Taka called up the new sequence. "So I see." She shook her head. "It's not our mystery bug either."

"Really?" Laurie looked surprised. "You can tell that after five seconds?"

"It looks like ßehemoth."

"It's not," Ken assured her.

"Maybe a new strain, then. I'd have to grind through the whole sequence to be sure, but I can tell just by looking that it's an RNA bug."

"The biosol isn't?"

"I don't know what it is. It's a nucleic acid of some kind, but the sugar's got a four-carbon ring. I've never seen it before and it doesn't seem to be in any of Miri's cheat sheets. I'm going to have to take it from scratch."

A look passed between Ken and Laurie. It spoke volumes, but not to her.

"Don't let us stop you," Ken said.

Miri could identify known diseases, and cure those for which cures had been found. It could generate random variants of the usual targeted antibiotics, and prescribe regimens that might keep ahead of your average bug's ability to evolve countermeasures. It could fix broken bones, excise tumors, and heal all manner of physical trauma. When it came to ßehemoth it was little more than a palliative center on wheels, of course, but even that was better than nothing. All in all, the MI was a miracle of modern medical technology—but it was a field hospital, not a research lab. It could sequence novel genomes, as long as the template was familiar, but that wasn't what it had been built for.

Genomes based on unfamiliar templates were another thing entirely. This bug wasn't DNA or RNA—not even the primitive, barely-helical variant of RNA that ßehemoth hung its hat on. It was something else altogether, and Miri's database had never been designed to deal with anything like it.

Taka didn't give a damn. She made it do that anyway.

She found the template easily enough once she looked beyond the nuts-and-bolts sequencing routines. It was right there in a dusty corner of the biomed encyclopedia: TNA. A threose-based nucleic acid first synthesized back at the turn of the century. The usual bases attached to a threose sugar-phosphate backbone, with phosphodiester bonds connecting the nucleotides. Some early theoretical work had suggested that it might have played a vital role back when life was still getting started, but everyone had pretty much forgotten about it after the Martian Panspermians won the day.
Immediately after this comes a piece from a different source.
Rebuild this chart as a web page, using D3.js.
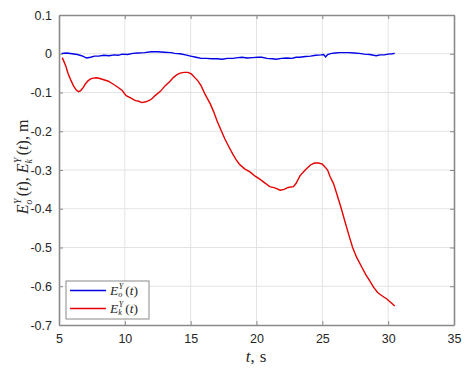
<!DOCTYPE html>
<html><head><meta charset="utf-8">
<script src="https://cdn.jsdelivr.net/npm/d3@7"></script>
<style>body{margin:0;background:#fff}svg{display:block}</style>
</head><body>
<svg id="c" width="474" height="368"></svg>
<script>
const xTicks = [5,10,15,20,25,30,35];
const yTicks = [0.1,0,-0.1,-0.2,-0.3,-0.4,-0.5,-0.6,-0.7];
const yTickLabels = ["0.1","0","-0.1","-0.2","-0.3","-0.4","-0.5","-0.6","-0.7"];

const blueT = [5.2,5.6,6.0,6.4,6.8,7.1,7.4,7.7,8.0,8.4,8.8,9.2,9.5,9.8,10.2,10.6,11.0,11.5,12.0,12.5,13.0,13.5,13.8,14.2,14.6,15.0,15.4,15.8,16.2,16.6,17.0,17.4,17.8,18.2,18.6,18.9,19.3,19.7,20.1,20.4,20.8,21.2,21.5,21.9,22.3,22.7,23.0,23.3,23.7,24.1,24.5,24.9,25.1,25.25,25.4,25.7,26.0,26.3,26.6,27.0,27.4,27.8,28.2,28.6,28.9,29.1,29.4,29.7,30.0,30.3,30.5];
const blueV = [0.001,0.002,0.000,-0.002,-0.006,-0.011,-0.009,-0.006,-0.006,-0.004,-0.005,-0.003,-0.004,-0.001,-0.002,0.001,0.002,0.003,0.005,0.005,0.004,0.003,0.001,0.000,-0.003,-0.006,-0.009,-0.012,-0.012,-0.013,-0.013,-0.014,-0.012,-0.012,-0.010,-0.009,-0.011,-0.010,-0.009,-0.009,-0.012,-0.013,-0.014,-0.012,-0.011,-0.012,-0.009,-0.009,-0.007,-0.006,-0.004,-0.003,-0.002,-0.008,-0.002,0.001,0.002,0.003,0.003,0.003,0.002,0.001,-0.001,-0.002,-0.004,-0.005,-0.003,-0.003,-0.001,0.000,0.001];

const redT = [5.25,5.5,5.7,5.9,6.1,6.3,6.47,6.65,6.85,7.0,7.2,7.4,7.6,7.85,8.1,8.4,8.75,9.1,9.5,9.8,10.1,10.4,10.8,11.0,11.3,11.6,11.9,12.1,12.3,12.7,13.05,13.4,13.7,14.0,14.2,14.5,14.8,15.05,15.3,15.55,15.8,16.1,16.5,16.75,17.0,17.3,17.6,17.9,18.2,18.45,18.7,19.1,19.5,19.9,20.3,20.7,21.0,21.4,21.8,22.1,22.4,22.8,23.0,23.3,23.7,24.1,24.4,24.7,25.0,25.2,25.4,25.6,25.85,26.1,26.4,26.7,27.0,27.3,27.6,28.0,28.3,28.6,28.9,29.2,29.5,29.9,30.2,30.5];
const redV = [-0.010,-0.030,-0.052,-0.068,-0.083,-0.093,-0.098,-0.095,-0.087,-0.078,-0.070,-0.065,-0.063,-0.062,-0.064,-0.067,-0.071,-0.078,-0.087,-0.095,-0.108,-0.113,-0.121,-0.122,-0.126,-0.124,-0.120,-0.115,-0.108,-0.097,-0.083,-0.072,-0.061,-0.053,-0.050,-0.048,-0.048,-0.052,-0.061,-0.070,-0.083,-0.105,-0.130,-0.150,-0.173,-0.197,-0.220,-0.240,-0.259,-0.273,-0.285,-0.297,-0.305,-0.316,-0.325,-0.335,-0.343,-0.346,-0.352,-0.350,-0.345,-0.343,-0.335,-0.315,-0.300,-0.287,-0.282,-0.282,-0.285,-0.292,-0.300,-0.318,-0.335,-0.362,-0.395,-0.431,-0.466,-0.500,-0.525,-0.551,-0.570,-0.586,-0.603,-0.616,-0.624,-0.633,-0.642,-0.651];

const svg = d3.select("#c");
const L = 59, R = 454, T = 15, B = 325;
const x = d3.scaleLinear().domain([5,35]).range([L,R]);
const y = d3.scaleLinear().domain([-0.7,0.1]).range([B,T]);

// grid
const g = svg.append("g");
g.selectAll(".gx").data(xTicks.slice(1,-1)).enter().append("line")
  .attr("x1",d=>x(d)).attr("x2",d=>x(d)).attr("y1",T).attr("y2",B)
  .attr("stroke","#e3e3e3").attr("stroke-width",1);
g.selectAll(".gy").data(yTicks.slice(1,-1)).enter().append("line")
  .attr("y1",d=>y(d)).attr("y2",d=>y(d)).attr("x1",L).attr("x2",R)
  .attr("stroke","#e3e3e3").attr("stroke-width",1);

// axes with inward ticks
const axCol = "#8a8a8a";
const axB = svg.append("g").attr("transform",`translate(0,${B})`)
  .call(d3.axisBottom(x).tickValues(xTicks).tickSizeInner(-4).tickSizeOuter(0).tickPadding(9));
const axL = svg.append("g").attr("transform",`translate(${L},0)`)
  .call(d3.axisLeft(y).tickValues(yTicks).tickFormat((d,i)=>yTickLabels[i]).tickSizeInner(-4).tickSizeOuter(0).tickPadding(7));
const axT = svg.append("g").attr("transform",`translate(0,${T})`)
  .call(d3.axisTop(x).tickValues(xTicks).tickSizeInner(-4).tickSizeOuter(0).tickFormat(""));
const axR = svg.append("g").attr("transform",`translate(${R},0)`)
  .call(d3.axisRight(y).tickValues(yTicks).tickSizeInner(-4).tickSizeOuter(0).tickFormat(""));
[axB,axL,axT,axR].forEach(a=>{
  a.select(".domain").attr("stroke",axCol).attr("stroke-width",1.6);
  a.selectAll(".tick line").attr("stroke",axCol).attr("stroke-width",1);
  a.selectAll("text").attr("fill","#262626").style("font-family","'Liberation Sans',Arial,sans-serif").style("font-size","12.5px");
});

// lines
const line = d3.line().x(d=>x(d[0])).y(d=>y(d[1]));
svg.append("path").datum(blueT.map((t,i)=>[t,blueV[i]]))
  .attr("d",line).attr("fill","none").attr("stroke","#0000e6").attr("stroke-width",1.4);
svg.append("path").datum(redT.map((t,i)=>[t,redV[i]]))
  .attr("d",line).attr("fill","none").attr("stroke","#e60000").attr("stroke-width",1.4);

// math text helper: lays out pieces as separate text elements in a group (local baseline y=0)
const serif = "'Liberation Serif','DejaVu Serif',serif";
function piece(gr, txt, xx, yy, size, italic){
  const t = gr.append("text").attr("x",xx).attr("y",yy).text(txt)
    .style("font-family",serif).style("font-size",size+"px")
    .style("font-style",italic?"italic":"normal").attr("fill","#262626");
  return t.node().getComputedTextLength();
}
function mathE(gr, x0, sub, s){
  let cx = x0;
  cx += piece(gr,"E",cx,0,s,true);
  const w1 = piece(gr,"Y",cx+0.5,-0.42*s,0.6*s,true);
  const w2 = piece(gr,sub,cx,0.22*s,0.6*s,true);
  cx += Math.max(w1+0.5,w2) + 0.15*s;
  cx += piece(gr,"(",cx,0,s,false);
  cx += piece(gr,"t",cx,0,s,true);
  cx += piece(gr,")",cx,0,s,false);
  return cx;
}

// legend
const lg = svg.append("g");
lg.append("rect").attr("x",66).attr("y",281).attr("width",83).attr("height",38)
  .attr("fill","#fff").attr("stroke","#8a8a8a").attr("stroke-width",1);
const items = [["o","#0000e6",290.5],["k","#e60000",308.5]];
items.forEach(([s,c,yy])=>{
  lg.append("line").attr("x1",70).attr("x2",106).attr("y1",yy).attr("y2",yy).attr("stroke",c).attr("stroke-width",1.4);
  const gg = lg.append("g").attr("transform",`translate(0,${yy+4})`);
  mathE(gg,110,s,13.5);
});

// x label
const xlg = svg.append("g").attr("transform","translate(0,362)");
(function(){
  const tmp = xlg.append("g");
  let cx = 0;
  cx += piece(tmp,"t",cx,0,17,true);
  cx += piece(tmp,",",cx,0,17,false);
  cx += piece(tmp,"s",cx+5,0,17,false) + 5;
  tmp.attr("transform",`translate(${256 - cx/2},0)`);
})();

// y label (rotated)
const ylg = svg.append("g").attr("transform","translate(28,167) rotate(-90)");
(function(){
  const tmp = ylg.append("g");
  const s = 16;
  let cx = mathE(tmp,0,"o",s);
  cx += piece(tmp,",",cx,0,s,false) + 0.25*s;
  cx = mathE(tmp,cx,"k",s);
  cx += piece(tmp,",",cx,0,s,false) + 0.25*s;
  cx += piece(tmp,"m",cx,0,s,false);
  tmp.attr("transform",`translate(${-cx/2},0)`);
})();
</script>
</body></html>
A novel template meant novel genes. The standard reference database was virtually useless. Decoding the new sequence with the tools in Miri's arsenal was like digging a tunnel with a teaspoon: you could do it, but you had to be really motivated. Fortunately Taka had motivation up to here. She dug in, knowing it would just take time, and maybe a few unavoidable detours down blind alleys.

Too much time. Way too many detours. And what bugged Taka was, she knew the answer already. She'd known almost before she'd started. Every painstaking, laborious, mind-numbing test supported it. Every electrophoretic band, every virtual blot, every PCR and TTD—all these haphazard techniques stapled together hour after bloody hour—they all pointed, glacially, implacably, to the same glorious answer.

And it was a glorious answer. So after three days, tired of the endless triple-checks and replicates, she decided to just go with what she had. She presented her findings near midday back at the cove, for privacy and the convenience of a ready charge.

"It's not just a tweak job," she told the rifters. A lone bedraggled gull picked its way among the stones. "It's a totally artificial organism, designed from scratch. And it was designed to outcompete ßehemoth on its own turf. It's got a TNA template, which is fairly primitive, but it also uses small RNA's in a way that ßehemoth never did—that's an advanced trait, a eukaryotic trait. It uses proline for catalysis. A single amino acid doing the job of a whole enzyme—do you have any idea how much space that saves—?"

No. They didn't. The blank looks made that more than obvious.

She cut to the chase. "The bottom line, my friends, is if you throw this little guy into culture with ßehemoth it'll come out the winner every time."

"In culture," Ken repeated.

"No reason to think it won't do the same in the wild. Remember, it was designed to make its own way in the world; the plan was obviously to just dump it into the system as an aerosol and leave it to its own devices."